Of course, the IPCC forecasts that sea level will rise in the next 100 years. The most recent projection gives two median values: 19.3 inches from one model and 10.6 inches from another termed “equally plausible.” But global warming is proceeding at a slower pace than those models assumed, so it’s probably a good idea to cut the totals by a third or so. Could Pacific Islanders adapt to 10 inches of sea-level rise in the course of a century?

Consider the Outer Banks of North Carolina, where, every few years, the sea rises about 12 feet in 10 minutes. This is a hurricane. Because of hurricanes, up until 1950 or so very few people lived there. Fearing the wind, the handful of mainlanders who came in the 1950s built little one-story “flattop” homes, nestled beneath the dune crest to protect them from the wind.

When away from home, those people were able to charge $100 or so a week for a summer “beachfront” rental, which really meant a human-eye view of the barrier dune. The flattop owners then discovered that wind wasn’t the problem after all, as their vacation houses were washed away into the sea by the numerous hurricanes of the 1950s and 60s.
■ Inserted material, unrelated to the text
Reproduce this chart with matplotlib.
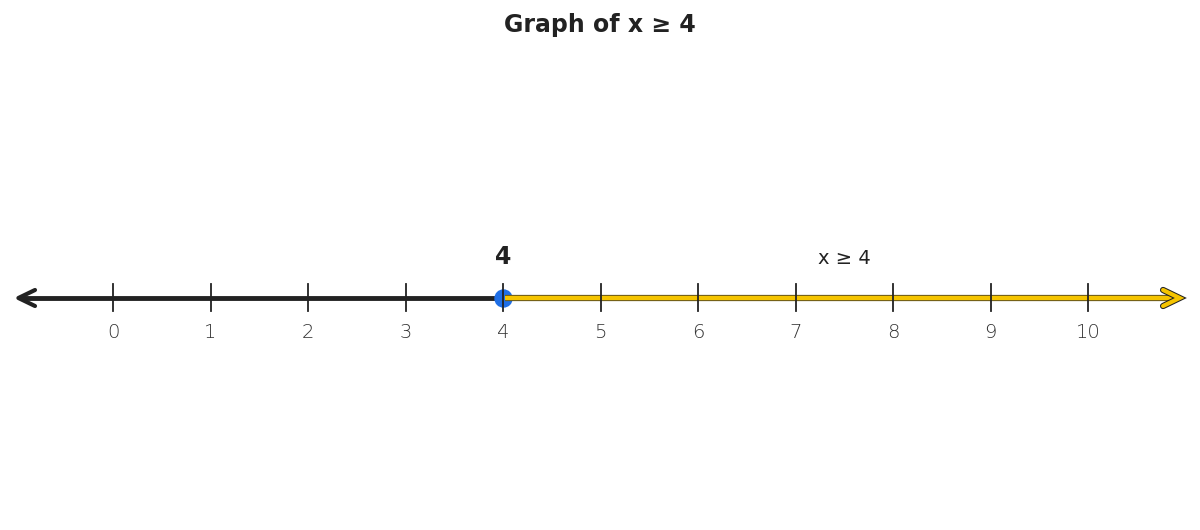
import matplotlib
matplotlib.use("Agg")
import matplotlib.pyplot as plt
import matplotlib.patheffects as pe

ticks = list(range(0, 11))
tick_labels = [str(t) for t in ticks]
boundary = 4
left_end = -0.97
right_end = 10.94
title = "Graph of x ≥ 4"
region_label = "x ≥ 4"

fig = plt.figure(figsize=(12, 5.3), dpi=100)
ax = fig.add_axes([0, 0, 1, 1])
# px -> data: x = (px - 113) / 97.5, y in pixels (inverted)
ax.set_xlim(-113 / 97.5, (1200 - 113) / 97.5)
ax.set_ylim(530, 0)
ax.axis("off")

y0 = 298
dark = "#222222"
yellow = "#f5c400"

# black part
ax.plot([left_end + 0.02, boundary], [y0, y0], color=dark, lw=3.5, solid_capstyle="butt", zorder=2)
ax.plot([left_end + 0.17, left_end, left_end + 0.17], [y0 - 8, y0, y0 + 8], color=dark, lw=3,
        solid_capstyle="round", solid_joinstyle="round", zorder=2)

# dot
ax.scatter([boundary], [y0], s=150, color="#1f6fe6", zorder=3)

# yellow part with dark edge
stroke = [pe.Stroke(linewidth=4.5, foreground="#6b5a1a"), pe.Normal()]
ax.plot([boundary + 0.02, right_end - 0.03], [y0, y0], color=yellow, lw=3, solid_capstyle="butt",
        zorder=4, path_effects=stroke)
ax.plot([right_end - 0.17, right_end, right_end - 0.17], [y0 - 8, y0, y0 + 8], color=yellow, lw=3,
        solid_capstyle="round", solid_joinstyle="miter", zorder=4,
        path_effects=[pe.Stroke(linewidth=4.5, foreground="#222222"), pe.Normal()])

for t, lab in zip(ticks, tick_labels):
    ax.plot([t, t], [y0 - 14, y0 + 13], color=dark, lw=1.3, zorder=5)
    ax.text(t, 332, lab, ha="center", va="center", fontsize=14, color="#333333",
            fontfamily="DejaVu Sans", fontweight="light")

ax.text(boundary, 257, str(boundary), ha="center", va="center", fontsize=17, fontweight="bold", color=dark)
ax.text(7.5, 258, region_label, ha="center", va="center", fontsize=14, color=dark)
ax.text((600 - 113) / 97.5, 25, title, ha="center", va="center", fontsize=17, fontweight="bold", color=dark)

fig.savefig("out.png", dpi=100)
One day they got the fine idea of elevating their homes on stilts so the sea could rush harmlessly underneath during a hurricane. Of course, that didn’t protect them from a direct hit by the northeastern eyewall of a Category 3 storm. In that case, a beachfront home is usually plumb out of luck, but the damage swaths in such storms are surprisingly narrow considering the thousands of miles of developed coastline from Brownsville, Texas, to Eastport, Maine. Somehow, damaged areas tend to appear larger on TV.

Stilts protect the houses from most every other hurricane. And, as a side benefit of the elevation of their homes, vacationers now view sunrises over the Atlantic Ocean and sunsets over Albemarle Sound from the same house. Rent skyrocketed, to $5,000 per week in high season.

A trip to Kwajelein in the Marshall Islands reveals that most of the homes are as close to the ground as they were in North Carolina before someone discovered how to make big bucks and survive foot after foot of extremely rapid tidal inundation. It seems probable that the AOSIS people will figure out how to adapt to 10 inches of sea-level rise in 100 years. They don’t need our help to raise property values fiftyfold. And if they don’t, it won’t be because they couldn’t.